Using the entries shown below, output the line containing "Recreate this image as a standalone", the line containing "C110,380 262,640 277,1275", and every line between them, exactly. Pictures are omitted.

[Data extracted from a collection]

------------------------------------

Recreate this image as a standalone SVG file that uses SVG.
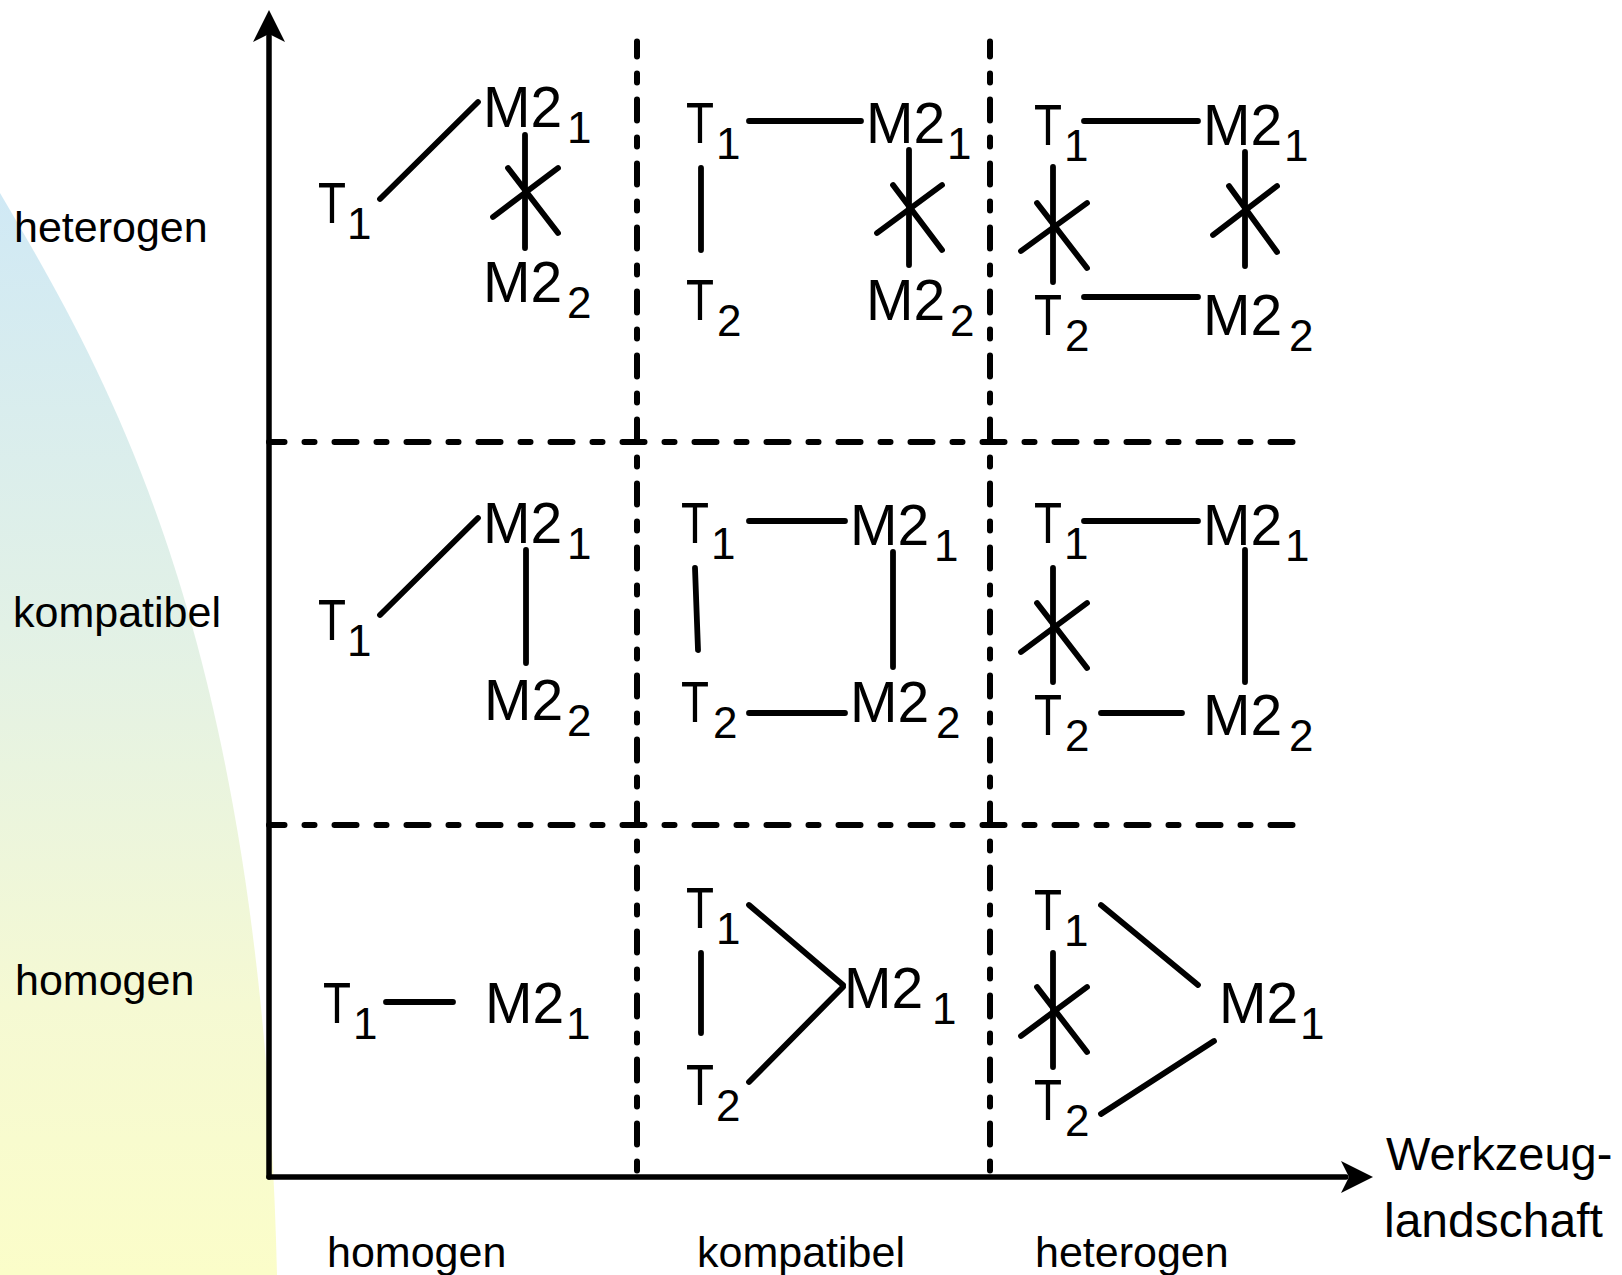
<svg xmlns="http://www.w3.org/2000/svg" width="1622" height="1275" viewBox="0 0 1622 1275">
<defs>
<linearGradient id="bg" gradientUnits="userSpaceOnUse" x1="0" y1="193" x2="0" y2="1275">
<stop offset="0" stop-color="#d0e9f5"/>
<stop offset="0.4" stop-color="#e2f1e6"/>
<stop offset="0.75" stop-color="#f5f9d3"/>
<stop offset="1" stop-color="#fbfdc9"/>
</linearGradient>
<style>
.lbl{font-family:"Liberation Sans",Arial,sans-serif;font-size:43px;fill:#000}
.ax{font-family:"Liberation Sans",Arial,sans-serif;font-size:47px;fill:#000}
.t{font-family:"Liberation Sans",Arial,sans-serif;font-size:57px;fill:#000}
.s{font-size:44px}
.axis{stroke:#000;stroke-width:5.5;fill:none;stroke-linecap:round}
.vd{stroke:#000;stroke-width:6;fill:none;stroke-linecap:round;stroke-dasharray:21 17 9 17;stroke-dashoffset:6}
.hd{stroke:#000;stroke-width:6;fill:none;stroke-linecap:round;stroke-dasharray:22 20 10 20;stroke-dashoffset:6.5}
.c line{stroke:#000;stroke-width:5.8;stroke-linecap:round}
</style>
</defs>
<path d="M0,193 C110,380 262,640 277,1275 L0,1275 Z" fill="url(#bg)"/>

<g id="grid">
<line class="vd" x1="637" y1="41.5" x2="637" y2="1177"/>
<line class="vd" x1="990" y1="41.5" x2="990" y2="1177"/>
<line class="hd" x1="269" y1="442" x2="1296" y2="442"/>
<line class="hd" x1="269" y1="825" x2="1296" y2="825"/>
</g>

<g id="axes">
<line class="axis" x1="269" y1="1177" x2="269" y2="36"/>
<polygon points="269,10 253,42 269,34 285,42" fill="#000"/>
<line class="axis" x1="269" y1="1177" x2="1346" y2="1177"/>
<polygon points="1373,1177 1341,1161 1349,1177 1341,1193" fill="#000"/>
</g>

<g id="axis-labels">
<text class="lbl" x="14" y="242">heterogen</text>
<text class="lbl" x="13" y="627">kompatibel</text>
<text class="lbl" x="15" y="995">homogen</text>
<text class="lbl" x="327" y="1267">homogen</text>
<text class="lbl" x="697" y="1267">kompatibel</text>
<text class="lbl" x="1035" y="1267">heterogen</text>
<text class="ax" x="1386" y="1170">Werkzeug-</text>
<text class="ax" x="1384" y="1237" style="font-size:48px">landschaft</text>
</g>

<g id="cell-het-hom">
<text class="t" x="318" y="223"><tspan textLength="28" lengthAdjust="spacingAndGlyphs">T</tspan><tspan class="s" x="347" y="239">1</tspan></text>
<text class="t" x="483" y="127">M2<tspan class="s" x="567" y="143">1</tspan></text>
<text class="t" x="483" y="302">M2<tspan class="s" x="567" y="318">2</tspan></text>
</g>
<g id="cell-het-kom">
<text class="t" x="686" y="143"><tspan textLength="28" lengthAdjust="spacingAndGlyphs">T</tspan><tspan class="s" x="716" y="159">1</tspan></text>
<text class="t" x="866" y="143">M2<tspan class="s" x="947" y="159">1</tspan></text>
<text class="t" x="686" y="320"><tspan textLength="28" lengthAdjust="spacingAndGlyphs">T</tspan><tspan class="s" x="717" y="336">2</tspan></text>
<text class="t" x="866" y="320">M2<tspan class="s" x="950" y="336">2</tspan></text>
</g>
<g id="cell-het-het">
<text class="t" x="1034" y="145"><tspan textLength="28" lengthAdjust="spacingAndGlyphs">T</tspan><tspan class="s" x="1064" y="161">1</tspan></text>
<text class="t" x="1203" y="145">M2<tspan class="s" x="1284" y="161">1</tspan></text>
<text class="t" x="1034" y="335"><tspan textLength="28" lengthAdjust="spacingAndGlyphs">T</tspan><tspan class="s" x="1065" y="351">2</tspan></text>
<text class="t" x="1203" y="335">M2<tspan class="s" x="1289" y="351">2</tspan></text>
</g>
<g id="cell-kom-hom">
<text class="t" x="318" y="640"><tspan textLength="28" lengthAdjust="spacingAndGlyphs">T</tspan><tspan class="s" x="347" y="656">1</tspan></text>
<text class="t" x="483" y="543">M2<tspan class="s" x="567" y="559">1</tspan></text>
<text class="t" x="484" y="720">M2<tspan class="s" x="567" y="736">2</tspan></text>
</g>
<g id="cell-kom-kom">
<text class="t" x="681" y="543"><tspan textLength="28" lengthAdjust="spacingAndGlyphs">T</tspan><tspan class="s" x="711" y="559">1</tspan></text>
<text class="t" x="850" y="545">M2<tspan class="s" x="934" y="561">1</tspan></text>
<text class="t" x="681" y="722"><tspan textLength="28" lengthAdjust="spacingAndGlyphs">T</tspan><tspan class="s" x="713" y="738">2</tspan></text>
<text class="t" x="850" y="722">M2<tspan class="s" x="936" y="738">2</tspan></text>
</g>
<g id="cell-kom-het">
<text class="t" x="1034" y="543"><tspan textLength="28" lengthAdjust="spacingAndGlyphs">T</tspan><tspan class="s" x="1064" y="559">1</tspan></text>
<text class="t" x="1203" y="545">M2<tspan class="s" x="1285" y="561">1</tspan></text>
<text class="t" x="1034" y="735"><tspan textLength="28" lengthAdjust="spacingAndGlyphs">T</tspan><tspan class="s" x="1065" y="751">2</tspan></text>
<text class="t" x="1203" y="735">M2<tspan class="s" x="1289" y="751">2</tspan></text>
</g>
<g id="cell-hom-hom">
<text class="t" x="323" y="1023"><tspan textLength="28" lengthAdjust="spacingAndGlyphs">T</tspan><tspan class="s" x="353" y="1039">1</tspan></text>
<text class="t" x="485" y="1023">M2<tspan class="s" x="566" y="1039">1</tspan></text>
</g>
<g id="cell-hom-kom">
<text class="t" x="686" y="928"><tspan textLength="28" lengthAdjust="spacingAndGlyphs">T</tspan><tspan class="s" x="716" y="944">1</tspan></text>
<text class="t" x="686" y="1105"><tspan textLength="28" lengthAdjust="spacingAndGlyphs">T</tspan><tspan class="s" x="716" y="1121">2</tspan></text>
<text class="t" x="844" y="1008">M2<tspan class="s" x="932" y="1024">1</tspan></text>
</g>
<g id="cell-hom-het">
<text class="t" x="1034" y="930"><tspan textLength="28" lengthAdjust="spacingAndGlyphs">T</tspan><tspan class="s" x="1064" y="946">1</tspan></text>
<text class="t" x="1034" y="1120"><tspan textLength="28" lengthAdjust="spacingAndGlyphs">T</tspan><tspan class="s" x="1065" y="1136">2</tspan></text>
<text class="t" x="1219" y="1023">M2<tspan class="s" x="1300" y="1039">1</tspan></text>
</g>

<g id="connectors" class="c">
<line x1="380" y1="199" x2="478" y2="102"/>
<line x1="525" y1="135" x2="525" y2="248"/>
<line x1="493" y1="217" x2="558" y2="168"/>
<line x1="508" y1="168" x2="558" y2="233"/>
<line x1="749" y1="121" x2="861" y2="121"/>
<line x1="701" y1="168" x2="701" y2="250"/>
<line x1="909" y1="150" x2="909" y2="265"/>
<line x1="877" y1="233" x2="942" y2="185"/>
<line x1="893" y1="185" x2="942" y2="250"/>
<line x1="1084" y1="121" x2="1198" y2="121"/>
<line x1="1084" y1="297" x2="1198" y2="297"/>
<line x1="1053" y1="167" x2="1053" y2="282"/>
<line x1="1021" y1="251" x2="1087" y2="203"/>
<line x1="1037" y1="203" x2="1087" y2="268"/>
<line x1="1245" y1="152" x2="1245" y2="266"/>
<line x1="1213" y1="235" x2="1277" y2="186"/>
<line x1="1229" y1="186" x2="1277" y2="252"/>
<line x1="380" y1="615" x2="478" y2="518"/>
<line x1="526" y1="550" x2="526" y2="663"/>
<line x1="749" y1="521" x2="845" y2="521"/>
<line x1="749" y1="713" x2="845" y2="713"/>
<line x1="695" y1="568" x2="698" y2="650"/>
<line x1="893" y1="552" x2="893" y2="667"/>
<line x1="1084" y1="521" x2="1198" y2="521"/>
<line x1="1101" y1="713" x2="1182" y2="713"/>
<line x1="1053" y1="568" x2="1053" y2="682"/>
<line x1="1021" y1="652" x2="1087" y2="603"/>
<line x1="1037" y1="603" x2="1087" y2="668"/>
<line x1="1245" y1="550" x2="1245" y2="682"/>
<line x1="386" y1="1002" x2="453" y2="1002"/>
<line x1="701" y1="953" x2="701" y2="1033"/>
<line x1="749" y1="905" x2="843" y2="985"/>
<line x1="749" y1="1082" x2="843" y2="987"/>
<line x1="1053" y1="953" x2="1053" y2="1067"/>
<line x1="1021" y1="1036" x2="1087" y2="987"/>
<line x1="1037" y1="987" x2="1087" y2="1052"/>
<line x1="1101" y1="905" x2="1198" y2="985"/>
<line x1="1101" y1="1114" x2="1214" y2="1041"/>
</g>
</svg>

------------------------------------

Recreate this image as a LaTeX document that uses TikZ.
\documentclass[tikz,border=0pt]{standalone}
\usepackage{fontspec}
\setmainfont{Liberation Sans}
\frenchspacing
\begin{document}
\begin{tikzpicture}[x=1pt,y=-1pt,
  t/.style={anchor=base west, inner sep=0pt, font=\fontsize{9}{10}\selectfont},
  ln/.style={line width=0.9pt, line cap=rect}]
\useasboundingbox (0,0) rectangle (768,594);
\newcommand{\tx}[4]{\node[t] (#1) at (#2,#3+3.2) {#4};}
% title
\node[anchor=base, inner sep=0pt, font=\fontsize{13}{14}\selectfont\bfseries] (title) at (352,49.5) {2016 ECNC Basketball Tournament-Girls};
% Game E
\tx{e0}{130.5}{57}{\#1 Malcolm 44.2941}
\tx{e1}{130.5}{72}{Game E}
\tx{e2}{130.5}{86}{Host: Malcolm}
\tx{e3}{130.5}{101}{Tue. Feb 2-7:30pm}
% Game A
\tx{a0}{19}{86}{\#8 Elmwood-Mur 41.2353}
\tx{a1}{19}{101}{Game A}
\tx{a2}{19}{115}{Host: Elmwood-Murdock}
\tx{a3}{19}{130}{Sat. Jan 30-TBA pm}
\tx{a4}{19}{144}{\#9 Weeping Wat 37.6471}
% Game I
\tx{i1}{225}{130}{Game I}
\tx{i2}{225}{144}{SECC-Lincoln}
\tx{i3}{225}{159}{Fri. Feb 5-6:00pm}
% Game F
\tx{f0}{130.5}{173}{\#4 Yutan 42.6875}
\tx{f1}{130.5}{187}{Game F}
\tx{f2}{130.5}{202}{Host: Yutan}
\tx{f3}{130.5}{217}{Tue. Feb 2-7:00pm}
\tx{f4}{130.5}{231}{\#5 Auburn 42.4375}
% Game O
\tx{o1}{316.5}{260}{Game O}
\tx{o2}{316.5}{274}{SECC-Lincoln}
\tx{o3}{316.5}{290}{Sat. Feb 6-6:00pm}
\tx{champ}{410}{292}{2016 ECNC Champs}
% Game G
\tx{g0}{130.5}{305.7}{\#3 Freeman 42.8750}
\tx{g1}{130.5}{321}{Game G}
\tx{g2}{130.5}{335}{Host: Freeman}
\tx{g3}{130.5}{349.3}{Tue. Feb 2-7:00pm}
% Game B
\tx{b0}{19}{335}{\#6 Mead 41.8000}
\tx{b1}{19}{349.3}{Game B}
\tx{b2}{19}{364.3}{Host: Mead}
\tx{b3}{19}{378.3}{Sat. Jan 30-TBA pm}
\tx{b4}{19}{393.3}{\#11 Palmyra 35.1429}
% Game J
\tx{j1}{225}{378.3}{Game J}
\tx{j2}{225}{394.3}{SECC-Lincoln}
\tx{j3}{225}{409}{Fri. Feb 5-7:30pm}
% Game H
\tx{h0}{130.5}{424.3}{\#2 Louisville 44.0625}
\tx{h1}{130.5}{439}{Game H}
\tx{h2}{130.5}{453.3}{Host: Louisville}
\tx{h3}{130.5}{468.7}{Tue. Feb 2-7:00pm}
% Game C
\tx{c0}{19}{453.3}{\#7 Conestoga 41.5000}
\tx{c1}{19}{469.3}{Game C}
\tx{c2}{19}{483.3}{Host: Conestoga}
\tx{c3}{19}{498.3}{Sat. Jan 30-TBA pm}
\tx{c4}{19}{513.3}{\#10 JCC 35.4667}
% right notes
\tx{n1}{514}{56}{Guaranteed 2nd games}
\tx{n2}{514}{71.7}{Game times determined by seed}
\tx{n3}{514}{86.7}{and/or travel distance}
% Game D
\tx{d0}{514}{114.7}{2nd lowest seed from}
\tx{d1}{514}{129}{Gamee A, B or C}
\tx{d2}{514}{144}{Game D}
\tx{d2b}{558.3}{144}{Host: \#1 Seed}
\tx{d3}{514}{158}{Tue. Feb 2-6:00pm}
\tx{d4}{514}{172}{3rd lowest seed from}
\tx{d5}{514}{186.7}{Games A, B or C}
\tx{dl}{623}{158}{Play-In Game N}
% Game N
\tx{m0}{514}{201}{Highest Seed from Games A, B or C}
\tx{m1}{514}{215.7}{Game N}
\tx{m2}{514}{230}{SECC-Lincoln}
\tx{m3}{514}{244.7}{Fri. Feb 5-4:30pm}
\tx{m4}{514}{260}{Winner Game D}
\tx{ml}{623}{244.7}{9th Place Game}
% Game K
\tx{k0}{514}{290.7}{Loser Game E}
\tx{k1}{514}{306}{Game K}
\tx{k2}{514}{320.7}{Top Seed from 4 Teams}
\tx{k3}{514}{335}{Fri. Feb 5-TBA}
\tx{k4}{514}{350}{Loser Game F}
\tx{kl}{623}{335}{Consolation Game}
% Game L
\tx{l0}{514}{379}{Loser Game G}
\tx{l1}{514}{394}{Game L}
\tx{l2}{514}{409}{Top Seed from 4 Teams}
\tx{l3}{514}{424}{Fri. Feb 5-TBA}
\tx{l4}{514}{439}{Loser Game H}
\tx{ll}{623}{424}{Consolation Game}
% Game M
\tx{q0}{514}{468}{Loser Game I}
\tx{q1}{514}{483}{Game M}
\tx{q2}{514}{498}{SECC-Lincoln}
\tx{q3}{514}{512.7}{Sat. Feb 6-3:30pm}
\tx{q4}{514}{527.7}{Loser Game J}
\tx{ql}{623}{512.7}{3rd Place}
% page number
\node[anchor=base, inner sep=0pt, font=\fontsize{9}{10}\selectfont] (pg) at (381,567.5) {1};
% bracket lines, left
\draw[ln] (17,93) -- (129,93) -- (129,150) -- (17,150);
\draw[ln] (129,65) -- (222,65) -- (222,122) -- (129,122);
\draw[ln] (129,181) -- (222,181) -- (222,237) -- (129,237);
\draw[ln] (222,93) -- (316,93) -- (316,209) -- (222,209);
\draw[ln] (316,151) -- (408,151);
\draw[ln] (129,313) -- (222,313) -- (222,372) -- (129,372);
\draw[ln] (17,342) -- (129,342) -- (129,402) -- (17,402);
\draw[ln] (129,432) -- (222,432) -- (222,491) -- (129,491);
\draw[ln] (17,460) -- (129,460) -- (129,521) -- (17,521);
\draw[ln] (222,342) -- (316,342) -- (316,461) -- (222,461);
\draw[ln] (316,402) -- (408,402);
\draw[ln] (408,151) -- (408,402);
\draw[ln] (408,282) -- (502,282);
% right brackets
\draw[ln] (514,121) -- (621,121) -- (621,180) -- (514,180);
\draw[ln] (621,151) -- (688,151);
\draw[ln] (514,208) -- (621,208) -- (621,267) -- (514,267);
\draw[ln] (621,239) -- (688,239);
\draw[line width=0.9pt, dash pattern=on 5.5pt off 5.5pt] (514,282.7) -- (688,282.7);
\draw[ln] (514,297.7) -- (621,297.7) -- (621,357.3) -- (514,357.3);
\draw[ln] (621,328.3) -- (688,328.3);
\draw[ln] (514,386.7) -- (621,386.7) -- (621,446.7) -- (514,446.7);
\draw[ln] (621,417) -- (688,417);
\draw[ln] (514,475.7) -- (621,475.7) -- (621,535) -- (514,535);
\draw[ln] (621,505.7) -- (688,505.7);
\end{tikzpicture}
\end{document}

------------------------------------

### Problem solution
Recreate this image as a standalone SVG file that uses SVG.
<svg xmlns="http://www.w3.org/2000/svg" width="1622" height="1275" viewBox="0 0 1622 1275">
<defs>
<linearGradient id="bg" gradientUnits="userSpaceOnUse" x1="0" y1="193" x2="0" y2="1275">
<stop offset="0" stop-color="#d0e9f5"/>
<stop offset="0.4" stop-color="#e2f1e6"/>
<stop offset="0.75" stop-color="#f5f9d3"/>
<stop offset="1" stop-color="#fbfdc9"/>
</linearGradient>
<style>
.lbl{font-family:"Liberation Sans",Arial,sans-serif;font-size:43px;fill:#000}
.ax{font-family:"Liberation Sans",Arial,sans-serif;font-size:47px;fill:#000}
.t{font-family:"Liberation Sans",Arial,sans-serif;font-size:57px;fill:#000}
.s{font-size:44px}
.axis{stroke:#000;stroke-width:5.5;fill:none;stroke-linecap:round}
.vd{stroke:#000;stroke-width:6;fill:none;stroke-linecap:round;stroke-dasharray:21 17 9 17;stroke-dashoffset:6}
.hd{stroke:#000;stroke-width:6;fill:none;stroke-linecap:round;stroke-dasharray:22 20 10 20;stroke-dashoffset:6.5}
.c line{stroke:#000;stroke-width:5.8;stroke-linecap:round}
</style>
</defs>
<path d="M0,193 C110,380 262,640 277,1275 L0,1275 Z" fill="url(#bg)"/>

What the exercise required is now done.